Government incentives are spurring nationwide industry investment as manufacturers race to find space to fulfill demand. 

As first reported last week (April 8) by the Wall Street Journal, the industrial real estate market is booming, as manufacturing-related construction reached a dizzying $108 billion last year. New factories are reaching completion nationwide as billions in government incentives encourage manufacturers to bring production stateside. 

An uptick in industrial construction has occurred alongside this manufacturing boom because factories must either be custom-built or retrofitted to meet manufacturers’ production needs. This is a relief to the industry, which has been threatened in recent years by the collapse of commercial real estate. 

However, the real estate development sector still has a long way to go when it comes to more modernized processes that can compete in today’s highly competitive market. This reliance on legacy systems, in this case paying with paper checks, is evidenced in PYMNTS’ collaboration with The Clearing House, “Corporate Changes in B2B Payment Practices: The Future of Real-Time Payments in Real Estate.”

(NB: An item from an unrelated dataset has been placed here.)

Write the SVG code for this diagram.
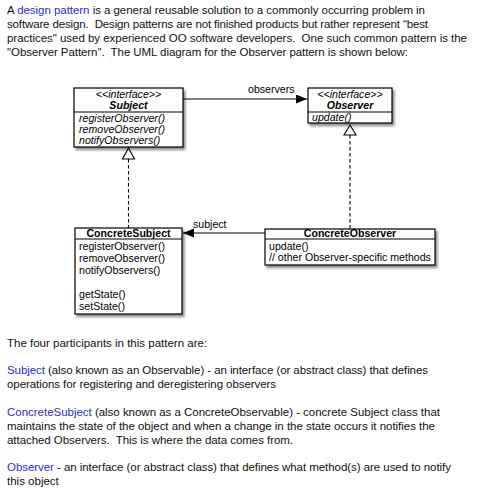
<svg xmlns="http://www.w3.org/2000/svg" width="496" height="496" viewBox="0 0 496 496">
<defs>
<filter id="sh" x="-10%" y="-10%" width="130%" height="130%">
<feDropShadow dx="2" dy="2.5" stdDeviation="1.3" flood-color="#000" flood-opacity="0.45"/>
</filter>
<marker id="filled" markerWidth="12" markerHeight="10" refX="11" refY="4.5" orient="auto" markerUnits="userSpaceOnUse">
<path d="M0,0 L11,4.5 L0,9 Z" fill="#000"/>
</marker>
</defs>
<style>
.p{font-family:"Liberation Sans",Arial,Helvetica,sans-serif;font-size:11.5px;fill:#111;white-space:pre}
.l{fill:#2b2bf0}
.u{font-family:"Liberation Sans",Arial,Helvetica,sans-serif;font-size:10.6px;fill:#000}
.i{font-style:italic}
.b{font-weight:bold}
.m{text-anchor:middle}
.box{fill:#fff;stroke:#000;stroke-width:1.2}
.div{stroke:#000;stroke-width:1.2}
.c{stroke:#000;stroke-width:1.1;fill:none}
.d{stroke-dasharray:3.5,2.5}
.tri{fill:#fff;stroke:#000;stroke-width:1.1}
</style>
<rect width="496" height="496" fill="#fff"/>

<g id="intro">
<text class="p" x="7" y="14" textLength="418" xml:space="preserve">A <tspan class="l">design pattern</tspan> is a general reusable solution to a commonly occurring problem in</text>
<text class="p" x="7" y="28" textLength="421" xml:space="preserve">software design.  Design patterns are not finished products but rather represent “best</text>
<text class="p" x="7" y="42" textLength="460" xml:space="preserve">practices" used by experienced OO software developers.  One such common pattern is the</text>
<text class="p" x="7" y="56" textLength="401" xml:space="preserve">"Observer Pattern".  The UML diagram for the Observer pattern is shown below:</text>
</g>

<g id="connectors">
<line class="c" x1="183" y1="99" x2="307" y2="99" marker-end="url(#filled)"/>
<text class="u" x="248" y="93">observers</text>
<line class="c d" x1="128.5" y1="159" x2="128.5" y2="228"/>
<path class="tri" d="M128.5,148 L134.5,159 L122.5,159 Z"/>
<line class="c d" x1="350" y1="135" x2="350" y2="229"/>
<path class="tri" d="M350,125 L356,135 L344,135 Z"/>
<line class="c" x1="265" y1="233" x2="183" y2="233" marker-end="url(#filled)"/>
<text class="u" x="193" y="228">subject</text>
</g>

<g id="Subject">
<rect class="box" x="74" y="88" width="109" height="59" filter="url(#sh)"/>
<line class="div" x1="74" y1="112" x2="183" y2="112"/>
<text class="u i m" x="128.5" y="98">&lt;&lt;interface&gt;&gt;</text>
<text class="u i b m" x="128.5" y="108.5">Subject</text>
<text class="u i" x="79" y="122">registerObserver()</text>
<text class="u i" x="79" y="133">removeObserver()</text>
<text class="u i" x="79" y="144">notifyObservers()</text>
</g>

<g id="Observer">
<rect class="box" x="308" y="88" width="84" height="35" filter="url(#sh)"/>
<line class="div" x1="308" y1="112" x2="392" y2="112"/>
<text class="u i m" x="350" y="98">&lt;&lt;interface&gt;&gt;</text>
<text class="u i b m" x="350" y="108.5">Observer</text>
<text class="u i" x="312" y="120.5">update()</text>
</g>

<g id="ConcreteSubject">
<rect class="box" x="75" y="228" width="107" height="86" filter="url(#sh)"/>
<line class="div" x1="75" y1="239" x2="182" y2="239"/>
<text class="u b m" x="128.5" y="236.5">ConcreteSubject</text>
<text class="u" x="79" y="249.5">registerObserver()</text>
<text class="u" x="79" y="261.5">removeObserver()</text>
<text class="u" x="79" y="273.5">notifyObservers()</text>
<text class="u" x="79" y="297.5">getState()</text>
<text class="u" x="79" y="309.5">setState()</text>
</g>

<g id="ConcreteObserver">
<rect class="box" x="265" y="229" width="170" height="36" filter="url(#sh)"/>
<line class="div" x1="265" y1="239" x2="435" y2="239"/>
<text class="u b m" x="350" y="237">ConcreteObserver</text>
<text class="u" x="269" y="249.5">update()</text>
<text class="u" x="269" y="261">// other Observer-specific methods</text>
</g>

<g id="participants">
<text class="p" x="7" y="347" xml:space="preserve">The four participants in this pattern are:</text>
<text class="p" x="7" y="374" textLength="421" xml:space="preserve"><tspan class="l">Subject</tspan> (also known as an Observable) - an interface (or abstract class) that defines</text>
<text class="p" x="7" y="387.5" textLength="269" xml:space="preserve">operations for registering and deregistering observers</text>
<text class="p" x="7" y="416" textLength="433" xml:space="preserve"><tspan class="l">ConcreteSubject</tspan> (also known as a ConcreteObservable) - concrete Subject class that</text>
<text class="p" x="7" y="430" textLength="428" xml:space="preserve">maintains the state of the object and when a change in the state occurs it notifies the</text>
<text class="p" x="7" y="443.5" textLength="286" xml:space="preserve">attached Observers.  This is where the data comes from.</text>
<text class="p" x="7" y="471" textLength="444" xml:space="preserve"><tspan class="l">Observer</tspan> - an interface (or abstract class) that defines what method(s) are used to notify</text>
<text class="p" x="7" y="485" xml:space="preserve">this object</text>
</g>
</svg>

Although checks are the sector’s top B2B payment method for sending and receiving, the legacy option’s reign may finally be coming to an end. A significant increase in late payments for wages and invoices, leading to a project pause or halt, has spurred contractors to modernize their payments processes. Delayed invoice remittance is part of the reason 34% of construction firms are now focused on updating their payment acceptance process. Another 32% are modernizing their invoice delivery platforms. 

Fortunately, for contractors and construction firms looking to modernize, third-party providers are available to facilitate the transition. For example, FinTech Handle recently added Fiserv’s embedded payments capabilities to its construction-specific offerings. With the integration of these capabilities, Handle’s software — aimed at material suppliers and specialty contractors — will include secure payment acceptance. 

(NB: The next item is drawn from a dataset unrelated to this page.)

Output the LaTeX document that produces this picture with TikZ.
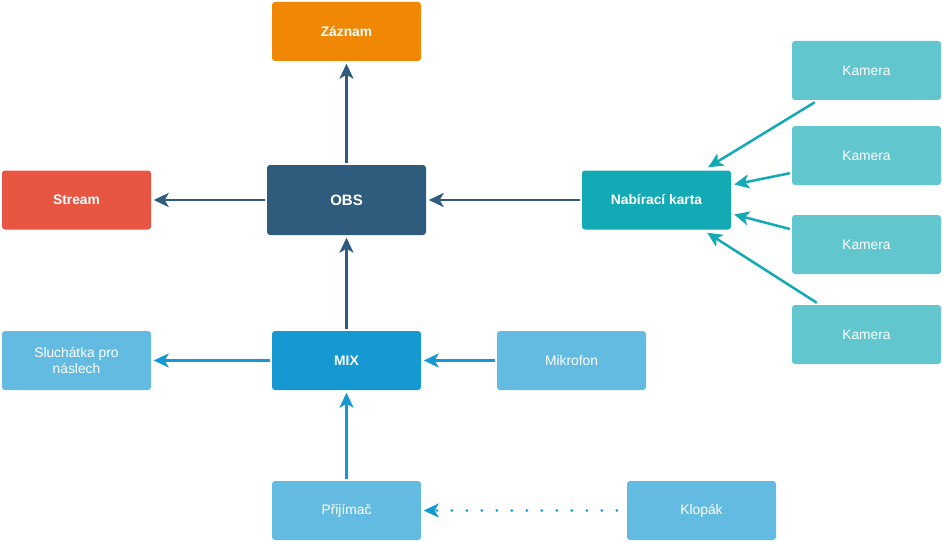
\documentclass[tikz,border=0pt]{standalone}
\usepackage{fontspec}
\setmainfont{Liberation Sans}
\usetikzlibrary{arrows.meta,calc}
\definecolor{corange}{HTML}{F08705}
\definecolor{cobs}{HTML}{2F5B7C}
\definecolor{cstream}{HTML}{E85642}
\definecolor{cnab}{HTML}{12AAB5}
\definecolor{ckam}{HTML}{61C6CE}
\definecolor{cmix}{HTML}{1699D3}
\definecolor{clight}{HTML}{64BBE2}
\begin{document}
\begin{tikzpicture}[x=1pt,y=-1pt,
  box/.style={rounded corners=3pt, minimum width=149pt, minimum height=59pt, inner sep=2pt,
    text=white, font=\fontsize{13.8}{16}\selectfont, align=center},
  bbox/.style={box, font=\fontsize{13.8}{16}\selectfont\bfseries},
  arr/.style={line width=2.5pt, -{Stealth[length=15pt,width=14pt,inset=4pt]},
    shorten >=2.5pt, shorten <=2pt},
  darr/.style={arr, dash pattern=on 0pt off 15pt, line cap=round, line width=3pt}]
\useasboundingbox (0,0) rectangle (943,543);
\node[bbox, fill=corange] (zaz) at (346.5,31.5) {Záznam};
\node[bbox, fill=cobs, minimum width=159pt, minimum height=70pt, font=\fontsize{15}{18}\selectfont\bfseries] (obs) at (346.5,200) {OBS};
\node[bbox, fill=cstream] (str) at (76.5,200) {Stream};
\node[bbox, fill=cnab] (nab) at (656.5,200) {Nabírací karta};
\node[box, fill=ckam] (k1) at (866.5,70.5) {Kamera};
\node[box, fill=ckam] (k2) at (866.5,155.5) {Kamera};
\node[box, fill=ckam] (k3) at (866.5,244.5) {Kamera};
\node[box, fill=ckam] (k4) at (866.5,334.5) {Kamera};
\node[box, fill=clight] (slu) at (76.5,360.5) {Sluchátka pro\\náslech};
\node[bbox, fill=cmix] (mix) at (346.5,360.5) {MIX};
\node[box, fill=clight] (mik) at (571.5,360.5) {Mikrofon};
\node[box, fill=clight] (pri) at (346.5,510.5) {Přijímač};
\node[box, fill=clight] (klo) at (701.5,510.5) {Klopák};

\draw[arr, cobs] (obs) -- (zaz);
\draw[arr, cobs] (obs) -- (str);
\draw[arr, cobs] (nab) -- (obs);
\draw[arr, cobs] (mix) -- (obs);
\draw[arr, cmix] (mix) -- (slu);
\draw[arr, cmix] (mik) -- (mix);
\draw[arr, cmix] (pri) -- (mix);
\draw[darr, cmix, shorten <=10pt] (klo) -- (pri);

\draw[arr, cnab, shorten >=0pt, shorten <=0pt] ($(k1.south west)+(23,2)$) -- ($(nab.north east)+(-23,-3)$);
\draw[arr, cnab, shorten >=0pt, shorten <=0pt] ($(k2.south west)+(-2,-12)$) -- ($(nab.east)+(3,-15.5)$);
\draw[arr, cnab, shorten >=0pt, shorten <=0pt] ($(k3.west)+(-2,-15.5)$) -- ($(nab.east)+(3,14.5)$);
\draw[arr, cnab, shorten >=0pt, shorten <=0pt] ($(k4.north west)+(25,-2)$) -- ($(nab.south east)+(-24,3)$);
\end{tikzpicture}
\end{document}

Demonstrating different facets of systems modernization these third parties might provide, Built Technologies launched a unit focusing on solutions for commercial property developers earlier this year. The purpose-built platform currently in creation will address funding delays, manual processes and unexpected change orders, among other market challenges, per the firm. Additionally, supply chain software firm SubBase introduced a tool solely focused on invoice reconciliation. Solving issues stemming from manual reconciliation, the tool automatically sends all invoices to the platform, pairing documents with purchase orders and delivery tickets and creating a log allowing customers to track invoices in real time.

With government incentives spurring on this manufacturer-focused construction, contractors hoping to get in on this growth may consider modernizing their systems. To be competitive with the sector’s larger players, this could be necessary — or risk getting left behind in the (saw)dust.